Read the rest of the boilerplate in the contract, as it may contain other restrictions on litigation that are important. If you do not understand a clause, ask your attorney to explain it.

In short, read before you sign! Always hire a lawyer to review a contract, even in the simplest agreements. An hour of an attorney’s time spent in advance of signing an agreement may save thousands of dollars in attorney’s fees when a dispute arises. That said, do everything you can to tighten up the draft agreement prior to providing it to your lawyer. Include all basic terms and clear examples, so both parties—and both parties’ lawyers—know what is intended. Provide your intent for the agreement to include each of the important legal clauses, and which variation you want.

No contract is perfect or anticipates everything.
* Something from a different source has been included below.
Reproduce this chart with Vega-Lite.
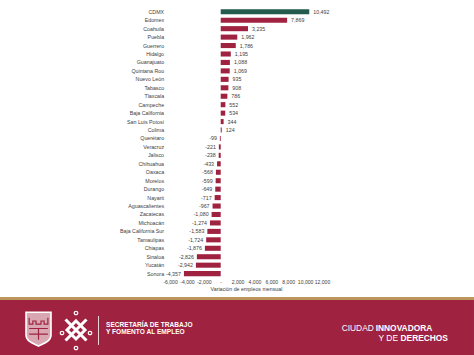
{
  "$schema": "https://vega.github.io/schema/vega-lite/v6.json",
  "background": "white",
  "padding": {"top": 6.7, "left": 0, "right": 0, "bottom": 0},
  "spacing": 0,
  "bounds": "flush",
  "config": {
    "view": {"stroke": null},
    "font": "Liberation Sans",
    "locale": {"number": {"decimal": ".", "thousands": ",", "grouping": [3], "currency": ["$", ""], "minus": "-"}}
  },
  "datasets": {
    "empleo": [
      {"estado": "CDMX", "v": 10492},
      {"estado": "Edomex", "v": 7869},
      {"estado": "Coahuila", "v": 3235},
      {"estado": "Puebla", "v": 1962},
      {"estado": "Guerrero", "v": 1786},
      {"estado": "Hidalgo", "v": 1195},
      {"estado": "Guanajuato", "v": 1088},
      {"estado": "Quintana Roo", "v": 1069},
      {"estado": "Nuevo León", "v": 935},
      {"estado": "Tabasco", "v": 908},
      {"estado": "Tlaxcala", "v": 786},
      {"estado": "Campeche", "v": 552},
      {"estado": "Baja California", "v": 534},
      {"estado": "San Luis Potosí", "v": 344},
      {"estado": "Colima", "v": 124},
      {"estado": "Querétaro", "v": -99},
      {"estado": "Veracruz", "v": -221},
      {"estado": "Jalisco", "v": -238},
      {"estado": "Chihuahua", "v": -433},
      {"estado": "Oaxaca", "v": -568},
      {"estado": "Morelos", "v": -599},
      {"estado": "Durango", "v": -649},
      {"estado": "Nayarit", "v": -717},
      {"estado": "Aguascalientes", "v": -967},
      {"estado": "Zacatecas", "v": -1080},
      {"estado": "Michoacán", "v": -1274},
      {"estado": "Baja California Sur", "v": -1583},
      {"estado": "Tamaulipas", "v": -1724},
      {"estado": "Chiapas", "v": -1876},
      {"estado": "Sinaloa", "v": -2826},
      {"estado": "Yucatán", "v": -2942},
      {"estado": "Sonora", "v": -4357}
    ]
  },
  "vconcat": [
    {
      "width": 474,
      "height": 272,
      "data": {"name": "empleo"},
      "encoding": {
        "y": {"field": "estado", "type": "nominal", "sort": null, "axis": null, "scale": {"paddingInner": 0.4, "paddingOuter": 0.3}}
      },
      "layer": [
        {
          "mark": {"type": "bar"},
          "encoding": {
            "x": {
              "field": "v", "type": "quantitative",
              "scale": {"domain": [-26150, 30010], "nice": false, "zero": false},
              "axis": {
                "values": [-6000, -4000, -2000, 0, 2000, 4000, 6000, 8000, 10000, 12000],
                "labelExpr": "datum.value === 0 ? '-' : format(datum.value, ',')",
                "title": "Variación de empleos mensual",
                "titleX": 246,
                "titleFontSize": 5.3,
                "titleFontWeight": "normal",
                "titleColor": "#404040",
                "titleFont": "Liberation Sans",
                "titlePadding": 2,
                "labelFontSize": 5.1,
                "labelColor": "#404040",
                "labelFont": "Liberation Sans",
                "labelPadding": 1,
                "labelFlush": false,
                "labelOverlap": false,
                "domain": false,
                "ticks": false,
                "grid": false
              }
            },
            "color": {"condition": {"test": "datum.estado === 'CDMX'", "value": "#235b4e"}, "value": "#9f2241"}
          }
        },
        {
          "mark": {"type": "text", "align": "right", "dx": -6, "fontSize": 5.3, "color": "#404040", "font": "Liberation Sans"},
          "encoding": {"x": {"datum": -6000, "type": "quantitative"}, "text": {"field": "estado", "type": "nominal"}}
        },
        {
          "transform": [{"filter": "datum.v >= 0"}],
          "mark": {"type": "text", "align": "left", "dx": 4, "fontSize": 5.3, "color": "#404040", "font": "Liberation Sans"},
          "encoding": {"x": {"field": "v", "type": "quantitative"}, "text": {"field": "v", "type": "quantitative", "format": ","}}
        },
        {
          "transform": [{"filter": "datum.v < 0"}],
          "mark": {"type": "text", "align": "right", "dx": -3, "fontSize": 5.3, "color": "#404040", "font": "Liberation Sans"},
          "encoding": {"x": {"field": "v", "type": "quantitative"}, "text": {"field": "v", "type": "quantitative", "format": ","}}
        }
      ]
    },
    {
      "width": 474,
      "height": 76.3,
      "data": {"values": [{}]},
      "layer": [
        {
          "mark": {"type": "rect", "color": "#bc955c"},
          "encoding": {
            "x": {"datum": 0, "type": "quantitative", "scale": {"domain": [0, 474], "nice": false, "zero": false}, "axis": null},
            "x2": {"datum": 474},
            "y": {"datum": 297, "type": "quantitative", "scale": {"domain": [278.7, 355], "reverse": true, "nice": false, "zero": false}, "axis": null},
            "y2": {"datum": 300}
          }
        },
        {
          "mark": {"type": "rect", "color": "#9f2241"},
          "encoding": {
            "x": {"datum": 0, "type": "quantitative", "axis": null},
            "x2": {"datum": 474},
            "y": {"datum": 300, "type": "quantitative", "axis": null},
            "y2": {"datum": 356}
          }
        },
        {
          "mark": {"type": "rule", "color": "white", "strokeWidth": 0.8},
          "encoding": {
            "x": {"datum": 98.5, "type": "quantitative", "axis": null},
            "y": {"datum": 316, "type": "quantitative", "axis": null},
            "y2": {"datum": 345}
          }
        },
        {
          "mark": {"type": "point", "shape": "M-1,-1.3 L1,-1.3 L1,0.5 C1,1.05 0.4,1.2 0,1.4 C-0.4,1.2 -1,1.05 -1,0.5 Z", "filled": true, "fill": "#d9a7b1", "stroke": "white", "strokeWidth": 1.6, "size": 625, "opacity": 1},
          "encoding": {
            "x": {"datum": 38.5, "type": "quantitative", "axis": null},
            "y": {"datum": 328.5, "type": "quantitative", "axis": null}
          }
        },
        {
          "mark": {"type": "point", "shape": "M-0.75,-0.85 L-0.75,-0.35 L-0.45,-0.35 L-0.45,-0.6 L-0.2,-0.6 L-0.2,-0.35 L0.2,-0.35 L0.2,-0.6 L0.45,-0.6 L0.45,-0.35 L0.75,-0.35 L0.75,-0.85 M-0.75,0 L0.75,0 M-0.75,0.45 L0.75,0.45 M0,0 L0,0.9", "filled": false, "stroke": "#9f2241", "strokeWidth": 1.2, "size": 625, "opacity": 1},
          "encoding": {
            "x": {"datum": 38.5, "type": "quantitative", "axis": null},
            "y": {"datum": 328.5, "type": "quantitative", "axis": null}
          }
        },
        {
          "mark": {"type": "point", "shape": "M-0.7,-0.7 L0.7,0.7 M0.7,-0.7 L-0.7,0.7 M0,-0.6 L0.6,0 L0,0.6 L-0.6,0 Z", "filled": false, "stroke": "white", "strokeWidth": 3, "size": 900, "opacity": 1},
          "encoding": {
            "x": {"datum": 76, "type": "quantitative", "axis": null},
            "y": {"datum": 330, "type": "quantitative", "axis": null}
          }
        },
        {
          "mark": {"type": "point", "shape": "circle", "filled": false, "stroke": "white", "strokeWidth": 1.2, "size": 12, "opacity": 1},
          "encoding": {
            "x": {"datum": 76, "type": "quantitative", "axis": null},
            "y": {"datum": 313, "type": "quantitative", "axis": null}
          }
        },
        {
          "mark": {"type": "point", "shape": "circle", "filled": false, "stroke": "white", "strokeWidth": 1.2, "size": 12, "opacity": 1},
          "encoding": {
            "x": {"datum": 76, "type": "quantitative", "axis": null},
            "y": {"datum": 348, "type": "quantitative", "axis": null}
          }
        },
        {
          "mark": {"type": "point", "shape": "circle", "filled": false, "stroke": "white", "strokeWidth": 1.2, "size": 12, "opacity": 1},
          "encoding": {
            "x": {"datum": 62, "type": "quantitative", "axis": null},
            "y": {"datum": 333, "type": "quantitative", "axis": null}
          }
        },
        {
          "mark": {"type": "point", "shape": "circle", "filled": false, "stroke": "white", "strokeWidth": 1.2, "size": 12, "opacity": 1},
          "encoding": {
            "x": {"datum": 90, "type": "quantitative", "axis": null},
            "y": {"datum": 333, "type": "quantitative", "axis": null}
          }
        },
        {
          "mark": {"type": "text", "text": "SECRETARÍA DE TRABAJO", "align": "left", "baseline": "middle", "fontSize": 6.6, "fontWeight": "bold", "color": "white", "font": "Liberation Sans"},
          "encoding": {
            "x": {"datum": 106, "type": "quantitative", "axis": null},
            "y": {"datum": 324.7, "type": "quantitative", "axis": null}
          }
        },
        {
          "mark": {"type": "text", "text": "Y FOMENTO AL EMPLEO", "align": "left", "baseline": "middle", "fontSize": 6.6, "fontWeight": "bold", "color": "white", "font": "Liberation Sans"},
          "encoding": {
            "x": {"datum": 106, "type": "quantitative", "axis": null},
            "y": {"datum": 332.5, "type": "quantitative", "axis": null}
          }
        },
        {
          "mark": {"type": "text", "text": "CIUDAD", "align": "left", "baseline": "middle", "fontSize": 8.4, "color": "white", "font": "Liberation Sans"},
          "encoding": {
            "x": {"datum": 341.7, "type": "quantitative", "axis": null},
            "y": {"datum": 327.7, "type": "quantitative", "axis": null}
          }
        },
        {
          "mark": {"type": "text", "text": "INNOVADORA", "align": "left", "baseline": "middle", "fontSize": 8.4, "fontWeight": "bold", "color": "white", "font": "Liberation Sans"},
          "encoding": {
            "x": {"datum": 375.7, "type": "quantitative", "axis": null},
            "y": {"datum": 327.7, "type": "quantitative", "axis": null}
          }
        },
        {
          "mark": {"type": "text", "text": "Y DE", "align": "right", "baseline": "middle", "fontSize": 8.4, "color": "white", "font": "Liberation Sans"},
          "encoding": {
            "x": {"datum": 398, "type": "quantitative", "axis": null},
            "y": {"datum": 337.7, "type": "quantitative", "axis": null}
          }
        },
        {
          "mark": {"type": "text", "text": "DERECHOS", "align": "left", "baseline": "middle", "fontSize": 8.4, "fontWeight": "bold", "color": "white", "font": "Liberation Sans"},
          "encoding": {
            "x": {"datum": 400.5, "type": "quantitative", "axis": null},
            "y": {"datum": 337.7, "type": "quantitative", "axis": null}
          }
        }
      ]
    }
  ]
}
Do not be afraid to do business—which, of course, includes entering into contracts—just because the legal aspects of the deal seem daunting. Simply weigh the risk of entering into a less-than-perfect agreement against the rewards of the arrangement. Ultimately, each party’s trustworthiness is paramount in determining whether an agreement will lead to litigation. If you don’t trust the person you are doing a deal with, then don’t do the deal. No attorney can completely protect you against a dishonest party who is set on creating conflict. [CD1115]

Disclaimer: The foregoing is provided solely as general information, is not intended as legal advice, and may not be applicable within your jurisdiction or to your specific situation. You are advised to consult with your attorneys for guidance before relying upon any of the information presented herein.